Holding — McKusick, C.J.
- The court affirmed the Superior Court’s judgment, holding that Malsbenden and Cragin were partners in the Bradley operation of York Motor Mart, and thus Malsbenden was liable as a partner.
Rule
- Partnership exists when two or more persons carry on a business for profit as co-owners with a right to participate in control, even if they do not expressly intend or label the arrangement as a partnership.
Reasoning
- The court explained that under the Uniform Partnership Act, a partnership can be inferred from the facts and does not require joint title to all assets or explicit agreement.
- It held that the right to participate in control of the business is central to co-ownership, and no single factor was determinative.
- The trial court’s finding was supported by evidence of a financial stake (a claimed $85,000 investment), the way funds and purchases were handled (money used for daily purchases of kits and equipment, wages, and bailiwick of day-to-day management), and Malsbenden’s active involvement in management (opening the shop, controlling ordering, paying expenses, and directing operations).
- The conduct surrounding the truck trade-in and the provision of a car to Lupien further indicated collaboration in the business rather than a mere lender-borrower relationship.
- Although Cragin’s disappearance limited the available testimony on his perspective, the court found no clear error in concluding that Malsbenden and Cragin pooled capital and skills and shared control and profits in the Bradley venture.
- The decision distinguished this case from James Bailey Co. v. Darling, where the defendant’s involvement did not amount to control over the business.

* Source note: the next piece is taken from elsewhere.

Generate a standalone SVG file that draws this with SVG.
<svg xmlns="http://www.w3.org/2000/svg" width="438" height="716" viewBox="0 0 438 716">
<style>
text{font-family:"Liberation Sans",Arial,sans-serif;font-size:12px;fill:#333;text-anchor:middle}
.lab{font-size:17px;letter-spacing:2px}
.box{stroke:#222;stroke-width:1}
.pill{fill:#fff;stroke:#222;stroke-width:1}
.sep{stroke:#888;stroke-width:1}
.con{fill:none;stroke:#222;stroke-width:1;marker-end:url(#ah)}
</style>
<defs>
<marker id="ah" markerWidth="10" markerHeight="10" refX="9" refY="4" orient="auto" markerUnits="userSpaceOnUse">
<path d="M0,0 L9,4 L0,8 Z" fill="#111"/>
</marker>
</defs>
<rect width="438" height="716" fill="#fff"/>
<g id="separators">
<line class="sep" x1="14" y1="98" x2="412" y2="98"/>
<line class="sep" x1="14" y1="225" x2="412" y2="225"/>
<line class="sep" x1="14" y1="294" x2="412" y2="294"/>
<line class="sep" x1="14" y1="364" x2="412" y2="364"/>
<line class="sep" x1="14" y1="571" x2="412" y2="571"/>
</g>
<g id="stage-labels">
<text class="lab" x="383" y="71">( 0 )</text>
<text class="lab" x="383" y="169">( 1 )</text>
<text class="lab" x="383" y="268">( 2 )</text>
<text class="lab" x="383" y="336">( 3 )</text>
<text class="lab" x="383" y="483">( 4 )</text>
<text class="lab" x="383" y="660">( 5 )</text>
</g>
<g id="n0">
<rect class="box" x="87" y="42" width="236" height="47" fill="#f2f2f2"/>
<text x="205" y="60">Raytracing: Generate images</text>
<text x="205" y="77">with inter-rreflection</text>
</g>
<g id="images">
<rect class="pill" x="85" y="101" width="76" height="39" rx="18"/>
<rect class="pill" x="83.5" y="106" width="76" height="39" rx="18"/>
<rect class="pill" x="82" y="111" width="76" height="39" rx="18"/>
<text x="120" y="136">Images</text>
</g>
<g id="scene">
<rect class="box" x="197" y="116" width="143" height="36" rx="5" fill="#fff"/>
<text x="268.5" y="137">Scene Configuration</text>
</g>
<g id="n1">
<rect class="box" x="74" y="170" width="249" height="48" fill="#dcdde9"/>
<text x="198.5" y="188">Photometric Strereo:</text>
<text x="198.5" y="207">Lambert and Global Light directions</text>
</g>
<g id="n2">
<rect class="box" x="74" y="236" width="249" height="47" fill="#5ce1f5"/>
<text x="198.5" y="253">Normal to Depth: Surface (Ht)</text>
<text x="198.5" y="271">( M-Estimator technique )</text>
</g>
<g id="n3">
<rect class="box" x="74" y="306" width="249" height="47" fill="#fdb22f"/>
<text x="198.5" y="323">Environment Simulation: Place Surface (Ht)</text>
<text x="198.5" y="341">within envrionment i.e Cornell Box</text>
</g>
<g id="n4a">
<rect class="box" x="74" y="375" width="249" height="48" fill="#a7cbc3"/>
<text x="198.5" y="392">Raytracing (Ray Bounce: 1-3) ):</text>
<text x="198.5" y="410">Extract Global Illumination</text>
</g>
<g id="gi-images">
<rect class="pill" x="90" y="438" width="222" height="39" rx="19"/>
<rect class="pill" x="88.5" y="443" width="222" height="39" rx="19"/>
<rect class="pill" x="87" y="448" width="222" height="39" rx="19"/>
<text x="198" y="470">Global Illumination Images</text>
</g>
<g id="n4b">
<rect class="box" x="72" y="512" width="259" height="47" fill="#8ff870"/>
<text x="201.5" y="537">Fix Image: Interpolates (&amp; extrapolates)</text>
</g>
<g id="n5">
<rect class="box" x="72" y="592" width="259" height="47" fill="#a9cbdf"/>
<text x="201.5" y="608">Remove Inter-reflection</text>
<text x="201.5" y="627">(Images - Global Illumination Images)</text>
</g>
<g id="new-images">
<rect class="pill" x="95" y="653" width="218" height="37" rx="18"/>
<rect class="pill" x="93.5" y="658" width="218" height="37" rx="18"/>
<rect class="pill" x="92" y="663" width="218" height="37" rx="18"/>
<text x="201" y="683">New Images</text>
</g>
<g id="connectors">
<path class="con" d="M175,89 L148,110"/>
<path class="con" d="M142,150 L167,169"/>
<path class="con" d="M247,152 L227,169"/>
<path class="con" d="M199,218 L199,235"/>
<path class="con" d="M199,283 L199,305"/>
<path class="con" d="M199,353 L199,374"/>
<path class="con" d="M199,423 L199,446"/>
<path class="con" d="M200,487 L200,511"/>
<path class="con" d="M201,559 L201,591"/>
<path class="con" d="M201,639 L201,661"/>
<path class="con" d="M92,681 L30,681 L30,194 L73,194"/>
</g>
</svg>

- Based on the totality of the evidence, the court determined that the Bradley operation fit the statutory notion of a partnership, even if the parties did not label themselves as such.
- Consequently, the Superior Court’s factual judgment was upheld.

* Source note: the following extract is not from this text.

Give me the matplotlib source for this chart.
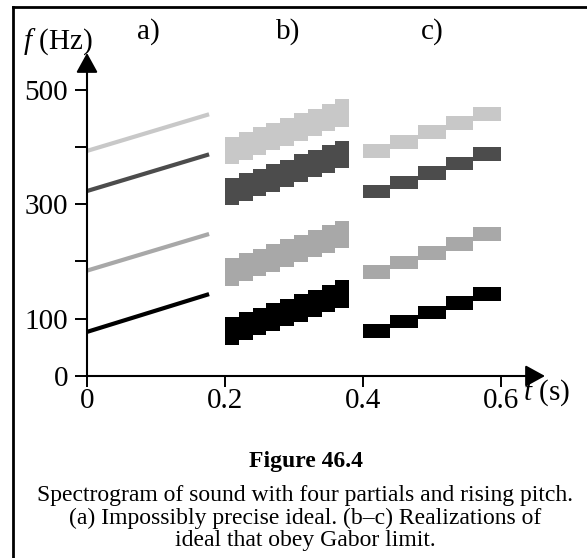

Deep Dive: How the Court Reached Its Decision
Definition of Partnership
The court relied on the Uniform Partnership Act, which defines a partnership as an association of two or more persons to carry on as co-owners a business for profit. This definition emphasizes the importance of joint control and shared profits in determining the existence of a partnership. The court highlighted that the right to participate in control of the business is the essence of co-ownership. The court noted that no single factor is determinative of a partnership; rather, the existence of a partnership is an inference of law based on the established facts. The court cited precedents, including Dalton v. Austin and James Bailey Co. v. Darling, to underscore that the actual substance of the relationship, rather than the parties' labels or stated intentions, determines whether a partnership exists.

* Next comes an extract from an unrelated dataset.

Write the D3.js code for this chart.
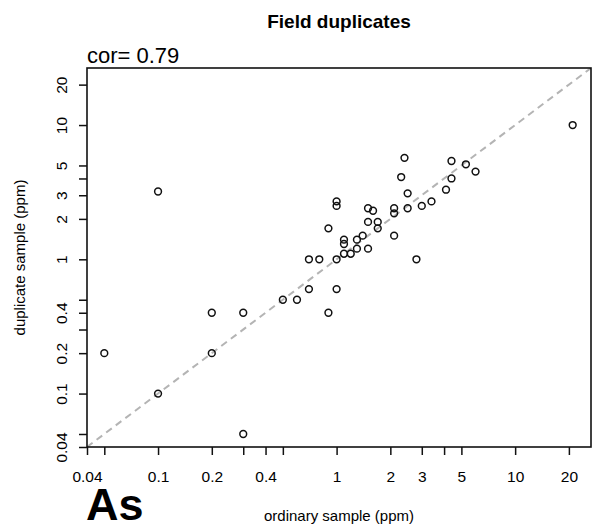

Financial Involvement and Control
The court examined Malsbenden's financial involvement and control in York Motor Mart's operations to determine the presence of a partnership. Malsbenden contributed $85,000 to the business, which he labeled as a loan without interest, and this contribution was used for purchasing Bradley kits and paying wages, reflecting an investment rather than a typical loan agreement. Additionally, Malsbenden's active role in the day-to-day business operations, including opening the establishment, ordering parts, and paying salaries, indicated his control and participation in the business. The court found that such involvement went beyond that of a mere creditor and was consistent with partnership activities.
Shared Profits and Intent
The court considered the arrangement for the repayment of Malsbenden's financial contribution, which was contingent upon the sale of Bradley cars, suggesting a sharing of profits rather than a fixed repayment plan typical of loans. Despite Malsbenden's claim of being a banker, the court found that the absence of interest and fixed repayment terms indicated an understanding to share the business's profits. The court also noted that the pooling of Malsbenden's capital and Cragin's automotive skills, along with their joint control over the enterprise, demonstrated an intent to operate as partners, regardless of their personal characterizations of the relationship.
Legal Import of Agreements
The court emphasized that the legal classification of a business relationship as a partnership is based on the actual substance and operation of the arrangement rather than the parties' expressed intentions or labels. Even if the parties did not explicitly intend to form a partnership, the law considers the factual circumstances and interactions to determine the legal nature of their relationship. The court highlighted that it is possible for parties to unintentionally create a partnership if their agreement and conduct align with the statutory definition. This principle ensures that the legal import of agreements reflects the reality of business operations and relationships.
Conclusion
The court concluded that the trial justice correctly found the existence of a partnership between Malsbenden and Cragin based on the evidence of shared control, financial involvement, and intent to share profits. The court affirmed that Malsbenden's role and actions demonstrated a partnership under Maine law, despite his assertions to the contrary. The court's decision reinforced the principle that the substance of the business relationship, as evidenced by the parties' conduct and the nature of their financial and operational arrangements, determines the legal characterization of a partnership. The Superior Court's judgment was thus upheld, holding Malsbenden to partnership liability.